WHAT YOU SHOULD DO —
All of the data that follows should be retyped exactly, please, except the pictures.
________________________________________
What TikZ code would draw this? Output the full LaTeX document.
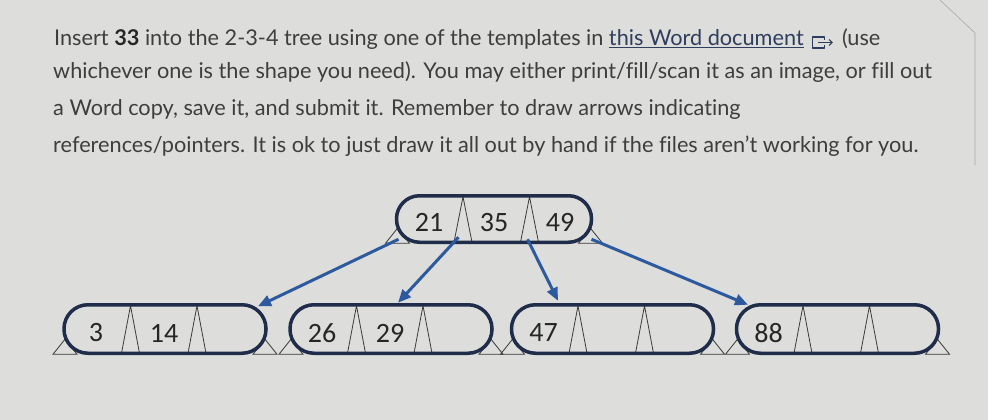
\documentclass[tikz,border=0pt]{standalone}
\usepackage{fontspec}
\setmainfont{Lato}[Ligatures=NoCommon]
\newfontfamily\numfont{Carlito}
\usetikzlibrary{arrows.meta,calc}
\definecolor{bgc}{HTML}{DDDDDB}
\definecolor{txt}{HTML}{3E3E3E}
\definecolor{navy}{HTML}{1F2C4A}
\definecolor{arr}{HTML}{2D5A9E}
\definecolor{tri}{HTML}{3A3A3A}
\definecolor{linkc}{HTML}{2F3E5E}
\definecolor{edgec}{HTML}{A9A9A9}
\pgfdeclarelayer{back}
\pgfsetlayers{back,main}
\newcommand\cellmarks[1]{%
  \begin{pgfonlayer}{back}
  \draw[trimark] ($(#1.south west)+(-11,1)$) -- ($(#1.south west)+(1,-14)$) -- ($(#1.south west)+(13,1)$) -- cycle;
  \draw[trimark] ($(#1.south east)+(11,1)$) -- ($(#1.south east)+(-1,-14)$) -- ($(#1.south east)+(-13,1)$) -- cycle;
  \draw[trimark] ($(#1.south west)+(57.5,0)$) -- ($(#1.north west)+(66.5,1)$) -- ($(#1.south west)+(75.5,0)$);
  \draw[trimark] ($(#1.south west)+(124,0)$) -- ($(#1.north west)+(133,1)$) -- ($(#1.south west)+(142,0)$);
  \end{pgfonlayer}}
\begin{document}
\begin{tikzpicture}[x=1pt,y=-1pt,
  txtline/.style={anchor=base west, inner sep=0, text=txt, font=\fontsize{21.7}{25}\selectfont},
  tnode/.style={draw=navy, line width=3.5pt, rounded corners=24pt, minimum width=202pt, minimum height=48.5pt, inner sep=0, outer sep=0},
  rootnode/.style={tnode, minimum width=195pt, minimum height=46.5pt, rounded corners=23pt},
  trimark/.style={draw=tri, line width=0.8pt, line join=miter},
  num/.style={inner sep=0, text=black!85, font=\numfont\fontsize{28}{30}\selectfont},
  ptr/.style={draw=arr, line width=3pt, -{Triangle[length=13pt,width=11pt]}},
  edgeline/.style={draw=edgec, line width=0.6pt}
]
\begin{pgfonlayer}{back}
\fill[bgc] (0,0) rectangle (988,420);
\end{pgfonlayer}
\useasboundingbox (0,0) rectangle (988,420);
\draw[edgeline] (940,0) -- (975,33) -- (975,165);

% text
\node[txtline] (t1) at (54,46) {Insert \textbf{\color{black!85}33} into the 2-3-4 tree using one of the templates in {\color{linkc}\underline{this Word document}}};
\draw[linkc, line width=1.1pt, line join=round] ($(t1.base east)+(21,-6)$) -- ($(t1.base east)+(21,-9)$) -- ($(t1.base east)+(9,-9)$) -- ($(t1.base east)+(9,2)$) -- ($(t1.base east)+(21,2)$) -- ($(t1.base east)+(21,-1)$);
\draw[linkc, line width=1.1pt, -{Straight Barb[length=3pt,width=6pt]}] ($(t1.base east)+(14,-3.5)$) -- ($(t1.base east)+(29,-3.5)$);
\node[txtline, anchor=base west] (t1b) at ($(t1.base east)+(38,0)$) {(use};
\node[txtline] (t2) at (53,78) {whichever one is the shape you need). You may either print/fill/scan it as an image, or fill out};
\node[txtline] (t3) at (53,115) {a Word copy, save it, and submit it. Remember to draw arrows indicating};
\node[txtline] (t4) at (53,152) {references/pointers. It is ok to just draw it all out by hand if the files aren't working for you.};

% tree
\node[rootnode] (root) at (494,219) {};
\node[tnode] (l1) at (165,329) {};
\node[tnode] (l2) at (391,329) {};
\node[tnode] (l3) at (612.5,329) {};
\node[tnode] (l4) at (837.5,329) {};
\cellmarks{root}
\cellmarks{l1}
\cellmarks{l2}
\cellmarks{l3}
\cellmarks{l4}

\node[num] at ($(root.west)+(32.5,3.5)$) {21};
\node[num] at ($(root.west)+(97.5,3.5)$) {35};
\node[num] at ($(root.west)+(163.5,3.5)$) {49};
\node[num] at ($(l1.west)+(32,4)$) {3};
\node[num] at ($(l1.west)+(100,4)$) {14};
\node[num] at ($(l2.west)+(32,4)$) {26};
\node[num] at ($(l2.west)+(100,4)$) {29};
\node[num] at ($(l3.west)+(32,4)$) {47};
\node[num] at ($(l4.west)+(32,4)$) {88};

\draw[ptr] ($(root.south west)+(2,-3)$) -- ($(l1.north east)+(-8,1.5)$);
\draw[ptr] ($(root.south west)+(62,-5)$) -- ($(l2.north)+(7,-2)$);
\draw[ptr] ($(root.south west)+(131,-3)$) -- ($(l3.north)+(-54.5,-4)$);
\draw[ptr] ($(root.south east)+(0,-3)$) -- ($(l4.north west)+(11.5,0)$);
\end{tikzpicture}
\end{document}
________________________________________
RESPONSE TO THE TASK —
What TikZ code would draw this? Output the full LaTeX document.
\documentclass[tikz,border=0pt]{standalone}
\usepackage{fontspec}
\setmainfont{Lato}[Ligatures=NoCommon]
\newfontfamily\numfont{Carlito}
\usetikzlibrary{arrows.meta,calc}
\definecolor{bgc}{HTML}{DDDDDB}
\definecolor{txt}{HTML}{3E3E3E}
\definecolor{navy}{HTML}{1F2C4A}
\definecolor{arr}{HTML}{2D5A9E}
\definecolor{tri}{HTML}{3A3A3A}
\definecolor{linkc}{HTML}{2F3E5E}
\definecolor{edgec}{HTML}{A9A9A9}
\pgfdeclarelayer{back}
\pgfsetlayers{back,main}
\newcommand\cellmarks[1]{%
  \begin{pgfonlayer}{back}
  \draw[trimark] ($(#1.south west)+(-11,1)$) -- ($(#1.south west)+(1,-14)$) -- ($(#1.south west)+(13,1)$) -- cycle;
  \draw[trimark] ($(#1.south east)+(11,1)$) -- ($(#1.south east)+(-1,-14)$) -- ($(#1.south east)+(-13,1)$) -- cycle;
  \draw[trimark] ($(#1.south west)+(57.5,0)$) -- ($(#1.north west)+(66.5,1)$) -- ($(#1.south west)+(75.5,0)$);
  \draw[trimark] ($(#1.south west)+(124,0)$) -- ($(#1.north west)+(133,1)$) -- ($(#1.south west)+(142,0)$);
  \end{pgfonlayer}}
\begin{document}
\begin{tikzpicture}[x=1pt,y=-1pt,
  txtline/.style={anchor=base west, inner sep=0, text=txt, font=\fontsize{21.7}{25}\selectfont},
  tnode/.style={draw=navy, line width=3.5pt, rounded corners=24pt, minimum width=202pt, minimum height=48.5pt, inner sep=0, outer sep=0},
  rootnode/.style={tnode, minimum width=195pt, minimum height=46.5pt, rounded corners=23pt},
  trimark/.style={draw=tri, line width=0.8pt, line join=miter},
  num/.style={inner sep=0, text=black!85, font=\numfont\fontsize{28}{30}\selectfont},
  ptr/.style={draw=arr, line width=3pt, -{Triangle[length=13pt,width=11pt]}},
  edgeline/.style={draw=edgec, line width=0.6pt}
]
\begin{pgfonlayer}{back}
\fill[bgc] (0,0) rectangle (988,420);
\end{pgfonlayer}
\useasboundingbox (0,0) rectangle (988,420);
\draw[edgeline] (940,0) -- (975,33) -- (975,165);

% text
\node[txtline] (t1) at (54,46) {Insert \textbf{\color{black!85}33} into the 2-3-4 tree using one of the templates in {\color{linkc}\underline{this Word document}}};
\draw[linkc, line width=1.1pt, line join=round] ($(t1.base east)+(21,-6)$) -- ($(t1.base east)+(21,-9)$) -- ($(t1.base east)+(9,-9)$) -- ($(t1.base east)+(9,2)$) -- ($(t1.base east)+(21,2)$) -- ($(t1.base east)+(21,-1)$);
\draw[linkc, line width=1.1pt, -{Straight Barb[length=3pt,width=6pt]}] ($(t1.base east)+(14,-3.5)$) -- ($(t1.base east)+(29,-3.5)$);
\node[txtline, anchor=base west] (t1b) at ($(t1.base east)+(38,0)$) {(use};
\node[txtline] (t2) at (53,78) {whichever one is the shape you need). You may either print/fill/scan it as an image, or fill out};
\node[txtline] (t3) at (53,115) {a Word copy, save it, and submit it. Remember to draw arrows indicating};
\node[txtline] (t4) at (53,152) {references/pointers. It is ok to just draw it all out by hand if the files aren't working for you.};

% tree
\node[rootnode] (root) at (494,219) {};
\node[tnode] (l1) at (165,329) {};
\node[tnode] (l2) at (391,329) {};
\node[tnode] (l3) at (612.5,329) {};
\node[tnode] (l4) at (837.5,329) {};
\cellmarks{root}
\cellmarks{l1}
\cellmarks{l2}
\cellmarks{l3}
\cellmarks{l4}

\node[num] at ($(root.west)+(32.5,3.5)$) {21};
\node[num] at ($(root.west)+(97.5,3.5)$) {35};
\node[num] at ($(root.west)+(163.5,3.5)$) {49};
\node[num] at ($(l1.west)+(32,4)$) {3};
\node[num] at ($(l1.west)+(100,4)$) {14};
\node[num] at ($(l2.west)+(32,4)$) {26};
\node[num] at ($(l2.west)+(100,4)$) {29};
\node[num] at ($(l3.west)+(32,4)$) {47};
\node[num] at ($(l4.west)+(32,4)$) {88};

\draw[ptr] ($(root.south west)+(2,-3)$) -- ($(l1.north east)+(-8,1.5)$);
\draw[ptr] ($(root.south west)+(62,-5)$) -- ($(l2.north)+(7,-2)$);
\draw[ptr] ($(root.south west)+(131,-3)$) -- ($(l3.north)+(-54.5,-4)$);
\draw[ptr] ($(root.south east)+(0,-3)$) -- ($(l4.north west)+(11.5,0)$);
\end{tikzpicture}
\end{document}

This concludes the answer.